Olga Petit was a Russian-born, French lawyer who became known as the first woman in France to take the legal oath that qualified her to practice law. Her career stood at the intersection of professional breakthrough and social integration, as she worked to broaden the legal profession’s reach while engaging actively with Russian émigré communities in France. Alongside her legal work, she also helped cultivate cultural ties between France and Russia through public gatherings and intellectual networks. Through these efforts, she established a reputation for disciplined professionalism paired with a social instinct for connection and inclusion.
Early Life and Education
Olga Petit was born Scheina Lea Balachowsky in Korsun, in the Russian Empire, and later relocated to Paris to pursue legal studies. In Paris, she studied law at the Faculty of Law of Paris associated with the Sorbonne, where she formed relationships that supported her transition into French professional life. During her years in France, she adopted a French name and navigated the expectations attached to being both a foreign student and a woman entering a regulated profession. She completed the formal education and legal preparation needed to qualify for the oath that would open the bar to her.
Career
Olga Petit established her legal career after taking the qualification pathway made available to women by French law around the turn of the twentieth century. On 6 December 1900, she took the legal oath before the First Chamber of the Court of Appeals of Paris, presided over by Émile Forichon, and entered the profession as a fully qualified lawyer. The event positioned her at the forefront of a moment when French legal institutions were beginning to admit women more formally. It also made her name part of the emerging public story about women’s legal rights and professional legitimacy.

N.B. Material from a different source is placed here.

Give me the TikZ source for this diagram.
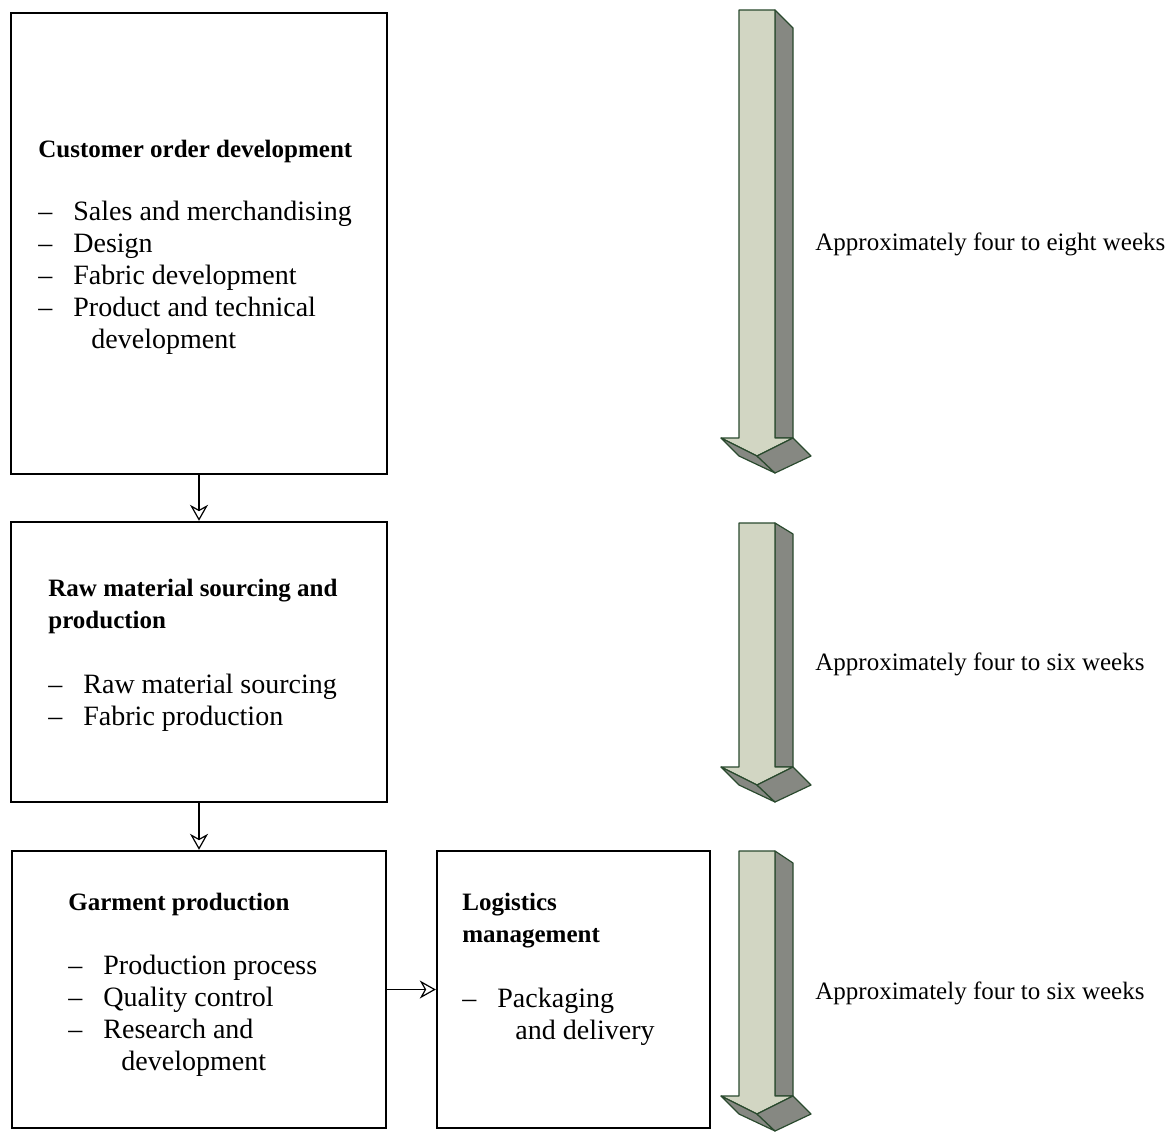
\documentclass[tikz,border=0pt]{standalone}
\usepackage{fontspec}
\setmainfont{Liberation Serif}
\usetikzlibrary{arrows.meta,positioning}
\definecolor{shaftlight}{RGB}{210,214,195}
\definecolor{shaftdark}{RGB}{134,136,130}
\definecolor{shaftedge}{RGB}{42,74,46}
\newcommand{\stagehead}[1]{{\fontsize{12.5}{16}\selectfont\bfseries #1}}
\newcommand{\stageitem}[1]{\makebox[17.5pt][l]{--}#1}
\newcommand{\stagecont}[1]{\hspace*{26.5pt}#1}
% 3D time arrow: #1 top, #2 drop of side face, #3 shoulder
\newcommand{\timearrow}[3]{%
  \filldraw[shaftarrow,fill=shaftdark] (775,#1) -- (793,#1+#2) -- (793,#3) -- (775,#3) -- cycle;
  \filldraw[shaftarrow,fill=shaftlight] (739,#1) -- (775,#1) -- (775,#3) -- (793,#3)
    -- (757,#3+18) -- (721,#3) -- (739,#3) -- cycle;
  \filldraw[shaftarrow,fill=shaftdark] (721,#3) -- (757,#3+18) -- (775,#3+35) -- (739,#3+18) -- cycle;
  \filldraw[shaftarrow,fill=shaftdark] (793,#3) -- (811,#3+18) -- (775,#3+35) -- (757,#3+18) -- cycle;
}
\begin{document}
\begin{tikzpicture}[x=0.5pt,y=-0.5pt,
    stagebox/.style={draw,rectangle,line width=1.2pt,inner sep=0pt},
    stagetext/.style={inner sep=0pt,align=left,font=\fontsize{14}{16}\selectfont},
    spanlabel/.style={inner sep=0pt,anchor=base west,font=\fontsize{12.5}{16}\selectfont},
    shaftarrow/.style={draw=shaftedge,line width=0.6pt,line join=round},
    flow/.style={-{Stealth[open,length=8pt,width=9pt,inset=2.5pt]},line width=0.6pt}]
  \useasboundingbox (0,0) rectangle (1170,1134);
  %%
  \node (order) at (199,243.5) [stagebox,minimum width=188pt,minimum height=230.5pt] {};
  \node (sourcing) at (199,662) [stagebox,minimum width=188pt,minimum height=140pt] {};
  \node (garment) at (199,989.5) [stagebox,minimum width=187pt,minimum height=138.5pt] {};
  \node (logistics) at (573.5,989.5) [stagebox,minimum width=136.5pt,minimum height=138.5pt] {};
  % text blocks, placed by the baseline of their last line
  \node (order-text) at (38,348) [stagetext,anchor=base west] {\stagehead{Customer order development}\\[15.5pt]
    \stageitem{Sales and merchandising}\\
    \stageitem{Design}\\
    \stageitem{Fabric development}\\
    \stageitem{Product and technical}\\
    \stagecont{development}};
  \node (sourcing-text) at (48,725) [stagetext,anchor=base west] {\stagehead{Raw material sourcing and}\\
    \stagehead{production}\\[16.5pt]
    \stageitem{Raw material sourcing}\\
    \stageitem{Fabric production}};
  \node (garment-text) at (68,1070) [stagetext,anchor=base west] {\stagehead{Garment production}\\[16pt]
    \stageitem{Production process}\\
    \stageitem{Quality control}\\
    \stageitem{Research and}\\
    \stagecont{development}};
  \node (logistics-text) at (462,1039) [stagetext,anchor=base west] {\stagehead{Logistics}\\
    \stagehead{management}\\[16.5pt]
    \stageitem{Packaging}\\
    \stagecont{and delivery}};
  %
  \draw [flow] (order) -- (sourcing);
  \draw [flow] (sourcing) -- (garment);
  \draw [flow] (garment) -- (logistics);
  %
  \timearrow{10}{18}{438}
  \timearrow{523}{11}{767}
  \timearrow{851}{12}{1096}
  \node (span1) at (815,250) [spanlabel] {Approximately four to eight weeks};
  \node (span2) at (815,670) [spanlabel] {Approximately four to six weeks};
  \node (span3) at (815,999) [spanlabel] {Approximately four to six weeks};
  %
\end{tikzpicture}
\end{document}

Her entry into legal practice also reflected the fast-moving politics of recognition among pioneering women lawyers. Accounts of the period treated the sequence of firsts as meaningful, with her swearing-in occurring ahead of other early entrants to the bar. This placed her not only as a legal actor but also as a symbol of how quickly the profession’s rules could change and how fiercely those changes could be contested. The milestone became part of her enduring public identity.
After qualifying, Petit continued to develop her legal credentials through formal scholarship and professional practice. She worked within the intellectual framework of legal history and jurisprudential analysis, producing a thesis that examined laws and ordinances in states that lacked separation between legislative and executive powers. This approach helped shape the tone of her professional life: rigorous, historical, and attentive to how institutions governed practical outcomes. Her scholarly orientation supported a practice that treated legal issues as both technical and structural.
Her courtroom and pleading work also showed a practical commitment to active litigation. She was described as filing legal pleadings in ways that sometimes linked her work with that of her husband, who participated professionally in adjacent governmental and journalistic circles. In those collaborations, she was frequently characterized as taking the lead lawyer role, underscoring her professional autonomy within partnerships. This pattern suggested that she did not simply enter the field as a novelty; she worked as a working advocate.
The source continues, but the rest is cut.